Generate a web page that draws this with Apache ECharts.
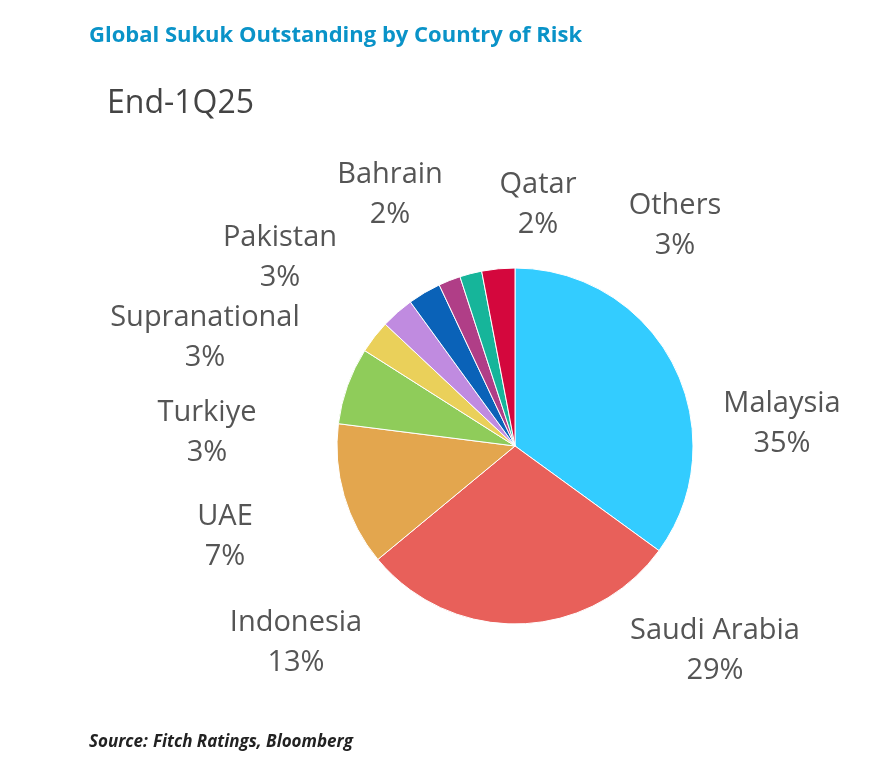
<!DOCTYPE html><html><head><meta charset="utf-8"><script src="https://cdn.jsdelivr.net/npm/echarts@6/dist/echarts.min.js"></script>
<style>body{margin:0}#c{width:889px;height:767px}</style></head><body><div id="c"></div><script>
const categories=['Malaysia','Saudi Arabia','Indonesia','UAE','Turkiye','Supranational','Pakistan','Bahrain','Qatar','Others'];
const values=[35,29,13,7,3,3,3,2,2,3];
const colors=['#33ccff','#e8605a','#e3a64e','#8fcc5a','#ead05a','#c08be0','#0a62b8','#b03e87','#16b59a','#d4073d'];
const labelPos=[[782,424],[715,651],[296,643],[225,537],[207,433],[205,338],[280,258],[390,195],[538,205],[675,226]];
const chart=echarts.init(document.getElementById('c'));
chart.setOption({
 animation:false,
 title:[{text:'Global Sukuk Outstanding by Country of Risk',left:84,top:20,textStyle:{color:'#0a93c8',fontSize:22,fontWeight:'bold',fontFamily:'Open Sans'}},
  {text:'End-1Q25',left:102,top:83,textStyle:{color:'#444',fontSize:32,fontWeight:'normal',fontFamily:'Open Sans'}},
  {text:'{b|Source:} {i|Fitch Ratings, Bloomberg}',left:84,top:728,textStyle:{rich:{b:{fontWeight:'bold',fontStyle:'italic',fontSize:17,color:'#222',fontFamily:'Open Sans'},i:{fontStyle:'italic',fontSize:17,color:'#222',fontFamily:'Open Sans'}}}}],
 series:[{type:'pie',center:[515,446],radius:178,startAngle:90,clockwise:true,
  data:categories.map((n,i)=>({name:n,value:values[i],itemStyle:{color:colors[i]}})),
  itemStyle:{borderColor:'#fff',borderWidth:1},
  label:{show:true,formatter:'{b}\n{c}%',fontSize:29,lineHeight:40,color:'#555',fontFamily:'Open Sans',align:'center'},
  labelLine:{show:false},
  labelLayout:p=>({x:labelPos[p.dataIndex][0],y:labelPos[p.dataIndex][1],align:'center',verticalAlign:'middle'})
 }]
});
</script></body></html>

## PROBLEM DESCRIPTION:
Transcribe the full listing above exactly, with the images removed.

## EXERCISE RESULT:
Generate a web page that draws this with Apache ECharts.
<!DOCTYPE html><html><head><meta charset="utf-8"><script src="https://cdn.jsdelivr.net/npm/echarts@6/dist/echarts.min.js"></script>
<style>body{margin:0}#c{width:889px;height:767px}</style></head><body><div id="c"></div><script>
const categories=['Malaysia','Saudi Arabia','Indonesia','UAE','Turkiye','Supranational','Pakistan','Bahrain','Qatar','Others'];
const values=[35,29,13,7,3,3,3,2,2,3];
const colors=['#33ccff','#e8605a','#e3a64e','#8fcc5a','#ead05a','#c08be0','#0a62b8','#b03e87','#16b59a','#d4073d'];
const labelPos=[[782,424],[715,651],[296,643],[225,537],[207,433],[205,338],[280,258],[390,195],[538,205],[675,226]];
const chart=echarts.init(document.getElementById('c'));
chart.setOption({
 animation:false,
 title:[{text:'Global Sukuk Outstanding by Country of Risk',left:84,top:20,textStyle:{color:'#0a93c8',fontSize:22,fontWeight:'bold',fontFamily:'Open Sans'}},
  {text:'End-1Q25',left:102,top:83,textStyle:{color:'#444',fontSize:32,fontWeight:'normal',fontFamily:'Open Sans'}},
  {text:'{b|Source:} {i|Fitch Ratings, Bloomberg}',left:84,top:728,textStyle:{rich:{b:{fontWeight:'bold',fontStyle:'italic',fontSize:17,color:'#222',fontFamily:'Open Sans'},i:{fontStyle:'italic',fontSize:17,color:'#222',fontFamily:'Open Sans'}}}}],
 series:[{type:'pie',center:[515,446],radius:178,startAngle:90,clockwise:true,
  data:categories.map((n,i)=>({name:n,value:values[i],itemStyle:{color:colors[i]}})),
  itemStyle:{borderColor:'#fff',borderWidth:1},
  label:{show:true,formatter:'{b}\n{c}%',fontSize:29,lineHeight:40,color:'#555',fontFamily:'Open Sans',align:'center'},
  labelLine:{show:false},
  labelLayout:p=>({x:labelPos[p.dataIndex][0],y:labelPos[p.dataIndex][1],align:'center',verticalAlign:'middle'})
 }]
});
</script></body></html>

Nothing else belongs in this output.